Current peanut allergy tests are not very reliable when it comes to diagnosing the severity of an individual's allergic reaction, which can range from hives to life-threatening anaphylactic shock.
With an estimated three million people in the United States allergic to peanuts and tree nuts, having a more precise and reliable allergy test could prevent hospitalizations and allow for better monitoring of individuals suffering from peanut allergies.
Three chemists at the University of Connecticut (UConn) are developing a more advanced peanut allergy test that, based on initial results, is many times more sensitive than current procedures. The new test is capable of determining the potential intensity of a patient's allergic reaction through just a few drops of blood.
Understanding how the new test works requires a basic understanding of how allergic reactions happen. When an allergic person eats peanuts, their immune system releases an antibody protein known as immunoglobulin E or IgE. These antibodies fight off peanut allergen molecules by binding to them and flushing them out of the body. But the release of the antibodies causes tissue cells in the body to produce histamine, which in turn generates a variety of allergy symptoms such as itchy skin, runny nose, coughing, or wheezing. The more antibodies that are released, the more histamine is generated, the stronger the person's allergic response.
"A patient who has a serious allergy and gets exposed to an allergen protein will form antibodies in their body that should stay there for awhile," says UConn Professor James Rusling, who specializes in detecting protein biomarkers and used a similar process to detect proteins linked to cancer. "Our theory is that the level of those antibodies can be used to predict how severe a patient's allergy is at any one point in time."
While existing peanut allergy tests can generally measure IgE antibodies found in a blood sample, the presence of other biomolecules can distort the results and they are not always accurate.
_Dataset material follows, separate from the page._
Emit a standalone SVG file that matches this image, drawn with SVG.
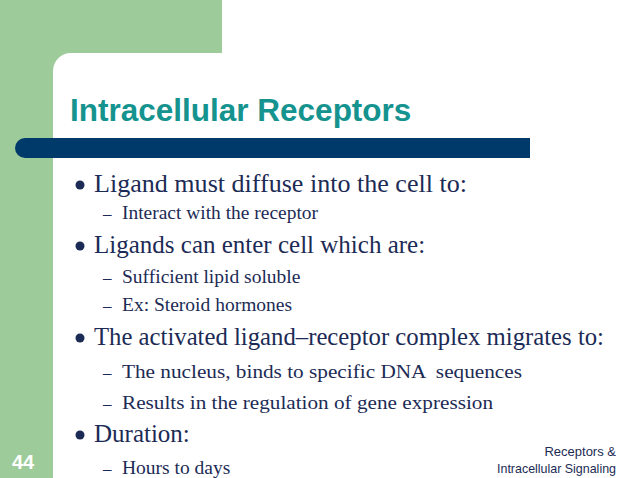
<svg xmlns="http://www.w3.org/2000/svg" width="638" height="478" viewBox="0 0 638 478">
<style>
.b{font-family:"Liberation Serif",serif;font-size:25px;fill:#1c2b55}
.s{font-family:"Liberation Serif",serif;font-size:19.5px;fill:#1c2b55}
.d{font-family:"Liberation Serif",serif;font-size:17px;fill:#1c2b55}
.f{font-family:"Liberation Sans",sans-serif;font-size:13px;fill:#1c2b55;text-anchor:end}
</style>
<rect width="638" height="478" fill="#fff"/>
<g id="background">
<path d="M0 0H222V53H71A18 18 0 0 0 53 71V478H0Z" fill="#9ecb9a"/>
</g>
<g id="title">
<text x="70" y="121" font-family="Liberation Sans,sans-serif" font-weight="bold" font-size="31.5" fill="#15938f">Intracellular Receptors</text>
<path d="M25 138H530V158H25A10 10 0 0 1 25 138Z" fill="#003a6b"/>
</g>
<g id="bullets">
<circle cx="80" cy="185" r="4.5" fill="#1c2b55"/>
<text class="b" x="94" y="192" textLength="373" lengthAdjust="spacingAndGlyphs">Ligand must diffuse into the cell to:</text>
<text class="d" x="103" y="219">–</text><text class="s" x="122" y="219" textLength="196" lengthAdjust="spacingAndGlyphs">Interact with the receptor</text>
<circle cx="80" cy="246" r="4.5" fill="#1c2b55"/>
<text class="b" x="94" y="253">Ligands can enter cell which are:</text>
<text class="d" x="103" y="283">–</text><text class="s" x="122" y="283">Sufficient lipid soluble</text>
<text class="d" x="103" y="311">–</text><text class="s" x="122" y="311">Ex: Steroid hormones</text>
<circle cx="80" cy="338" r="4.5" fill="#1c2b55"/>
<text class="b" x="94" y="345" textLength="510" lengthAdjust="spacingAndGlyphs">The activated ligand–receptor complex migrates to:</text>
<text class="d" x="103" y="378">–</text><text class="s" x="122" y="378" textLength="400" lengthAdjust="spacingAndGlyphs" xml:space="preserve">The nucleus, binds to specific DNA  sequences</text>
<text class="d" x="103" y="409">–</text><text class="s" x="122" y="409" textLength="371" lengthAdjust="spacingAndGlyphs">Results in the regulation of gene expression</text>
<circle cx="80" cy="435" r="4.5" fill="#1c2b55"/>
<text class="b" x="94" y="442">Duration:</text>
<text class="d" x="103" y="474">–</text><text class="s" x="122" y="474">Hours to days</text>
</g>
<g id="footer">
<text x="12" y="469" font-family="Liberation Sans,sans-serif" font-weight="bold" font-size="20" fill="#fff">44</text>
<text class="f" x="616" y="456">Receptors &amp;</text>
<text class="f" x="616" y="473" textLength="119" lengthAdjust="spacingAndGlyphs">Intracellular Signaling</text>
</g>
</svg>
The allergy test designed by Rusling, Mark Peczuh and Challa Vijaya Kumar screens out other biomolecules and measures the presence of antibodies that bind to very specific protein fragments, called peptides, and carbohydrate residues found in peanuts.
"The traditional method of measuring these antibodies uses a mixture of all the peanut proteins, not individual parts," says Peczuh, a specialist in carbohydrate synthesis whose daughter has a peanut allergy. "But some of the stuff in the mixture can lead to readings that a patient is allergic when she or he is not. And the converse can be true, where the results show someone is not allergic when they actually are."
In the study of their new system, the UConn chemists tested three components from the most potent peanut allergen. One sample was a protein peptide, another a carbohydrate residue, and the third was a positive control.
The chemists then injected blood serum from patients known to have peanut allergies into the array. As the blood serum floated over the samples, IgE antibodies were pulled down by the allergens and bound by them. They could then measure the quantity of antibodies to determine how strong a reaction a person would have to peanuts. To further refine the system, the team attached magnetic beads to the allergen samples. The beads captured the IgEs and amplified the final measurements, allowing them to detect concentrations of antibodies as low as 0.5-1 picogram per milliliter.
The test results correlated with the patients' known allergy levels from other tests and the team was encouraged to pursue further development of the approach.
While the trial test was limited to just a few allergic components from peanut glycoproteins, Rusling says it could be expanded to screen for more than 20, allowing for even more selective results.
Although the initial results are promising, the time frame for any clinical use of the test is still years away.
"Eventually, we'd like to use maybe five different peptides and carbohydrate samples to see how these IgEs bind to them," says Rusling. "That way, we could determine a clear fingerprint of a patient's susceptibility to a specific allergen."
There has been some debate over the role carbohydrates play in allergies. Because the UConn test has the capacity to test both protein peptides and carbohydrate residues, the researchers hope it can be used to learn more about how specific protein and carbohydrate epitopes bind to antibodies to gain a better understanding of how allergies are induced.
"Our hope is that this could be used as an analytical tool to investigate the actual biology of the allergic response to peanuts and other food items in general," says Rusling. "People have noted that certain carbohydrates may be involved in allergies and we'd like to determine whether they are involved or not."